Entrevista com Aldo Rebelo
Deise Gabriela Bays, Hildete Flores Rodrigues, Juliano Francesco Antoniolli,
Raquel Vieira Sebastiani e Vilson Schutz
Professores da Fundação Liberato e integrantes da Comissão Organizadora do Evento
O Seminário da Área de Ciências Humanas de 2022, realizado de forma virtual na plataforma Google Meet, com transmissão pelo YouTube, teve como tema “Brasil: 200 anos de independência”. Discutindo temas relevantes sobre nosso país, as palestras proporcionaram aos participantes a reflexão sobre aspectos da nossa história, trajetória e rumos futuros.
O primeiro encontro teve a palestra do ex-ministro Aldo Rebelo, com o tema “Brasil: projeto de nação ontem e hoje”. Abordou aspectos da história do Brasil e da formação da unidade territorial, desde a independência até os dias atuais, e a defesa de um projeto de retomada da construção nacional.
Abaixo reproduzimos duas perguntas respondidas por e-mail pelo ex-ministro, a partir dos questionamentos realizados no evento:
Na palestra “Brasil: projeto de nação ontem e hoje”, o senhor falou em quatro grandes movimentos da construção do Brasil: a formação da base física, o processo de independência, a consolidação do território e a unidade nacional e a Proclamação da República, chegando aos dias atuais. Pensando no futuro do nosso país, o senhor poderia comentar sobre o quinto movimento, tema do seu livro lançado em 2021?
Aldo Rebello: O Quinto Movimento ou a retomada da construção inacabada do Brasil é a reunião das iniciativas capazes de reorientar o projeto civilizatório brasileiro no caminho do seu destino. O Quinto Movimento exige em primeiro lugar a retomada do desenvolvimento do país, sem o que não há possibilidade de solução para nenhum dos seus enormes desafios. Mas a retomada do desenvolvimento pressupõe a reindustrialização do Brasil e a interrupção do processo de desindustrialização por perda de competitividade e fragilidade da base tecnológica de nossa indústria. O Brasil deve lançar mão da grande potencialidade da sua agricultura, pecuária e agroindústria e da promissora fronteira mineral principalmente na Amazônia. O Brasil precisa retomar o esforço de promoção da unidade e coesão nacionais e de combate ao identitarismo, agenda das corporações para fragmentar e dividir a população. A agenda democrática de luta contra o racismo e de valorização e promoção das mulheres é parte da centralidade da questão nacional e não a negação dessa centralidade como pregam os agentes dos interesses internacionais e de suas corporações financeiras. As principais consultorias que trabalham com as projeções futuras da economia internacional apontam para as próximas décadas que os países economicamente mais fortes do mundo serão pela ordem China, Índia, Estados Unidos, Indonésia e em quinto lugar o Brasil. É uma visão bastante otimista do nosso futuro, e o Brasil precisa se preparar para ele com uma agenda que valorize a educação, usufruto responsável dos nossos recursos naturais, protegendo as florestas e o meio ambiente, mas considerando que dispomos de 30% da biodiversidade do planeta apenas na Amazônia.
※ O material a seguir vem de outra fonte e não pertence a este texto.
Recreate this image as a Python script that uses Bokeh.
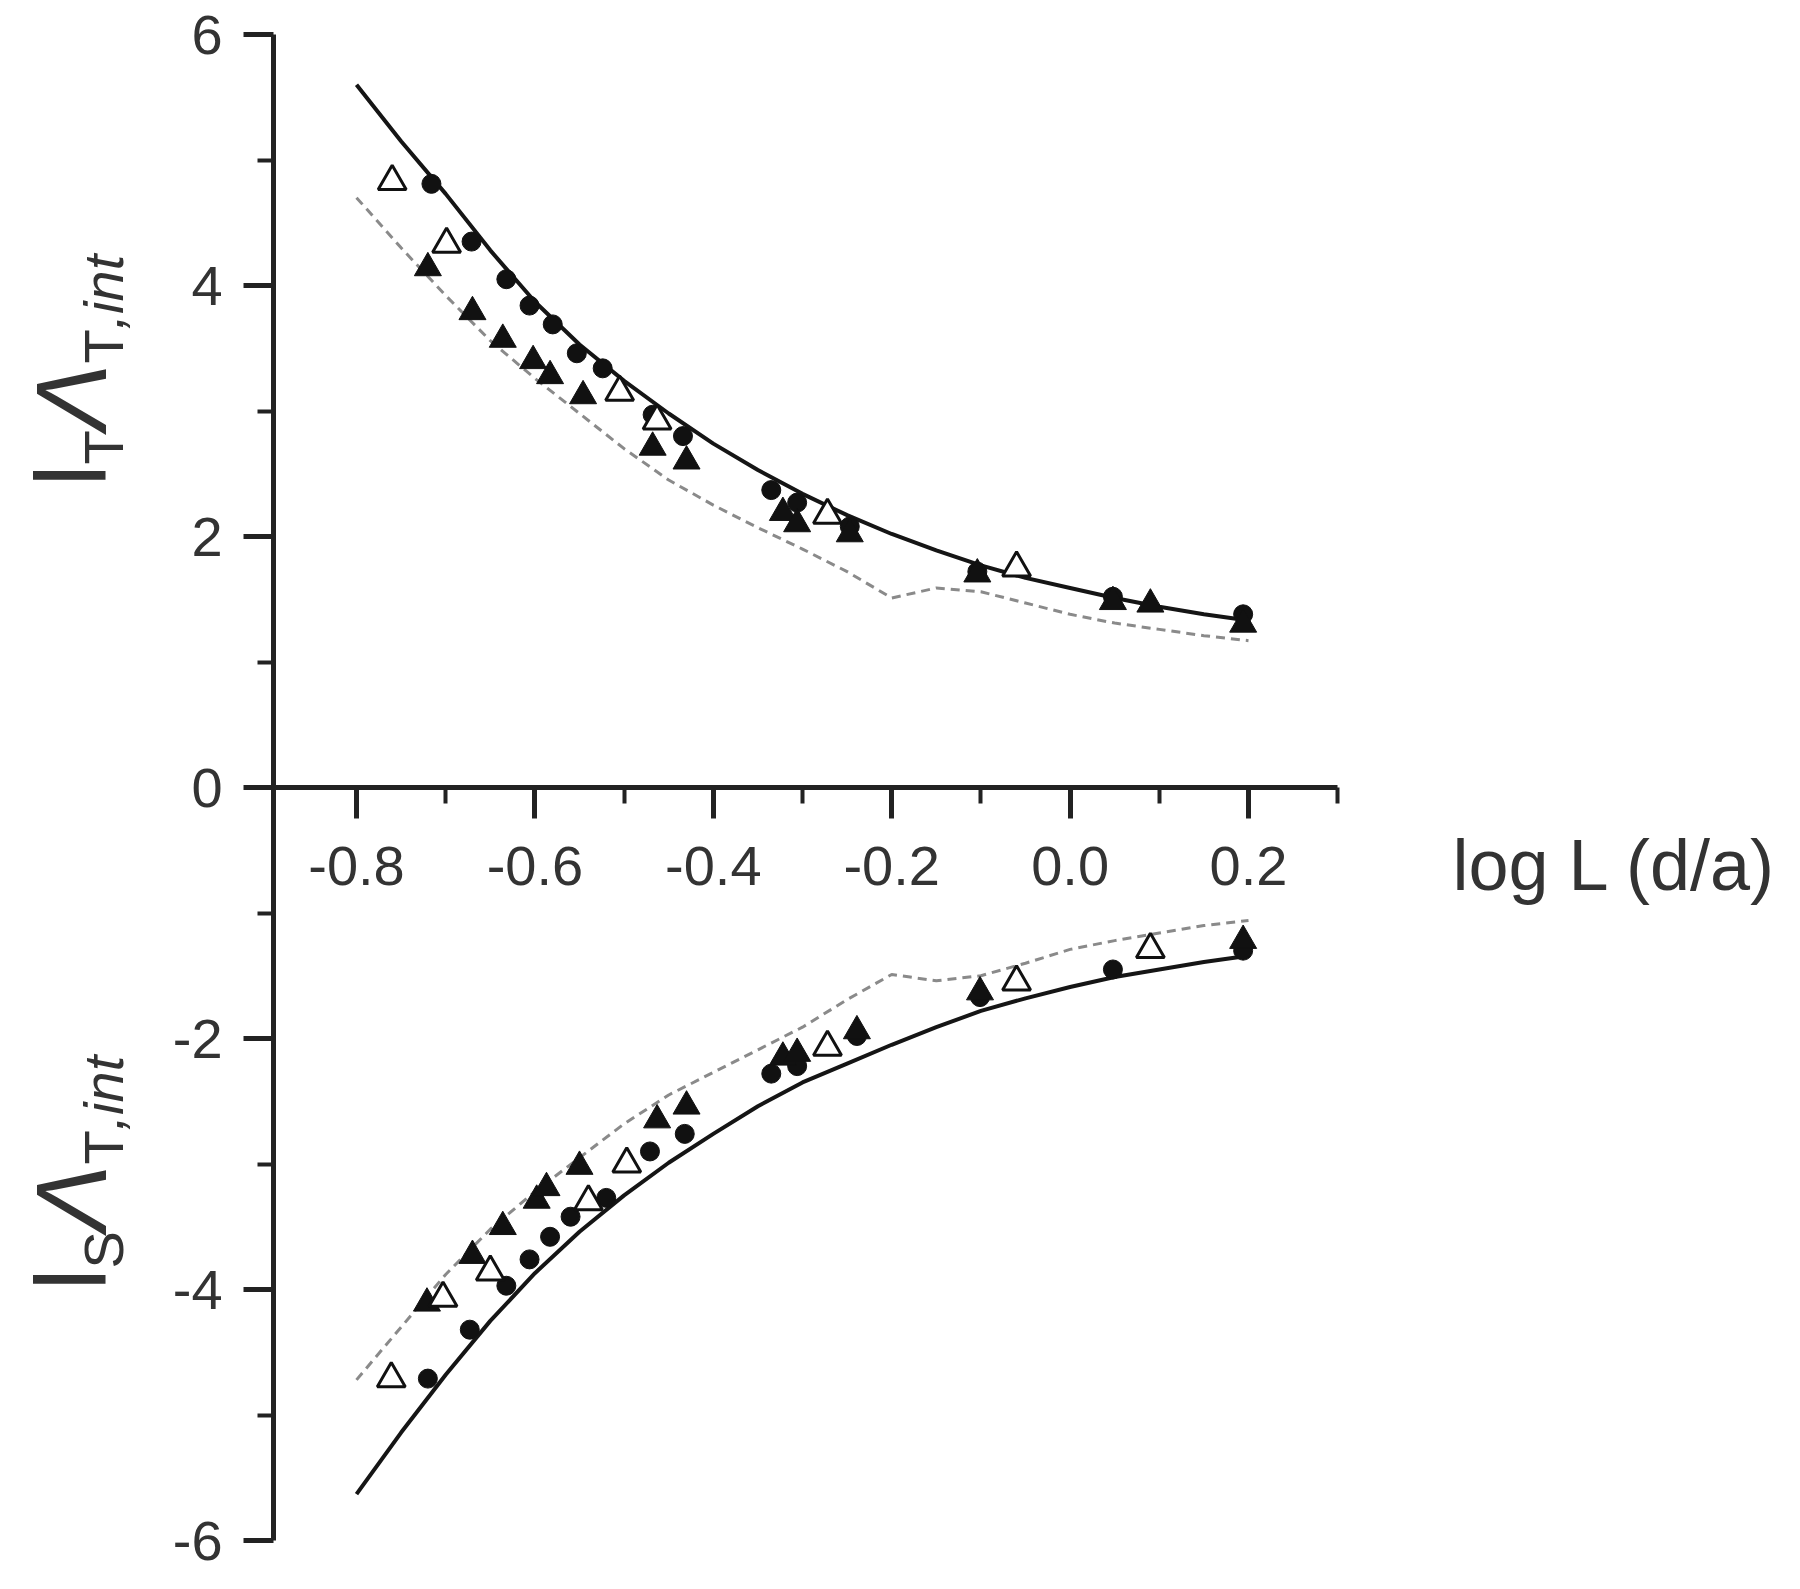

Falta reconhecimento da importância dos 200 anos da independência do Brasil pela população em geral, que não demonstra interesse nem conhecimento por toda luta e esforço que ocorreram no passado. Na sua visão, como seria possível mudarmos essa postura e valorizarmos mais nossa história, cultura e capacidades?
Aldo Rebelo: A dimensão das nossas dificuldades pode ser comprovada na grande ausência dos 200 anos da Independência do Brasil na agenda dos governos, da mídia, da academia e da sociedade. A impressão que tenho é que celebramos mais os 150 anos de nossa Independência do que o bicentenário. Pior, os 200 anos da independência dos Estados Unidos, em 1976, foram mais lembrados pela mídia brasileira do que a nossa própria efeméride. Creio que essa grave omissão se deve ao abandono da centralidade da questão nacional tanto a partir dos centros do pensamento liberal conservador e seu desprezo pela história, quanto ao desprezo da memória nacional por parte dos agrupamentos liberais-progressistas que abraçaram a agenda das identidades biológicas em prejuízo da ideologia do nacionalismo progressista. Há um enorme desafio que convoca as forças sociais patrióticas e a intelectualidade nacionalista para fazer frente ao pensamento apátrida que deixou pelo caminho o interesse nacional, ora como pretexto de que ele seria um obstáculo aos objetivos do mercado, ora com a desculpa de que o nacionalismo é sinônimo de autoritarismo e ameaça às liberdades individuais. Na verdade, na era dos impérios coloniais e das potências que aspiram o poder global, o nacionalismo é democrático, o nacionalismo é libertador, o nacionalismo é a única esperança das nações emergentes em busca de um lugar ao sol no planeta.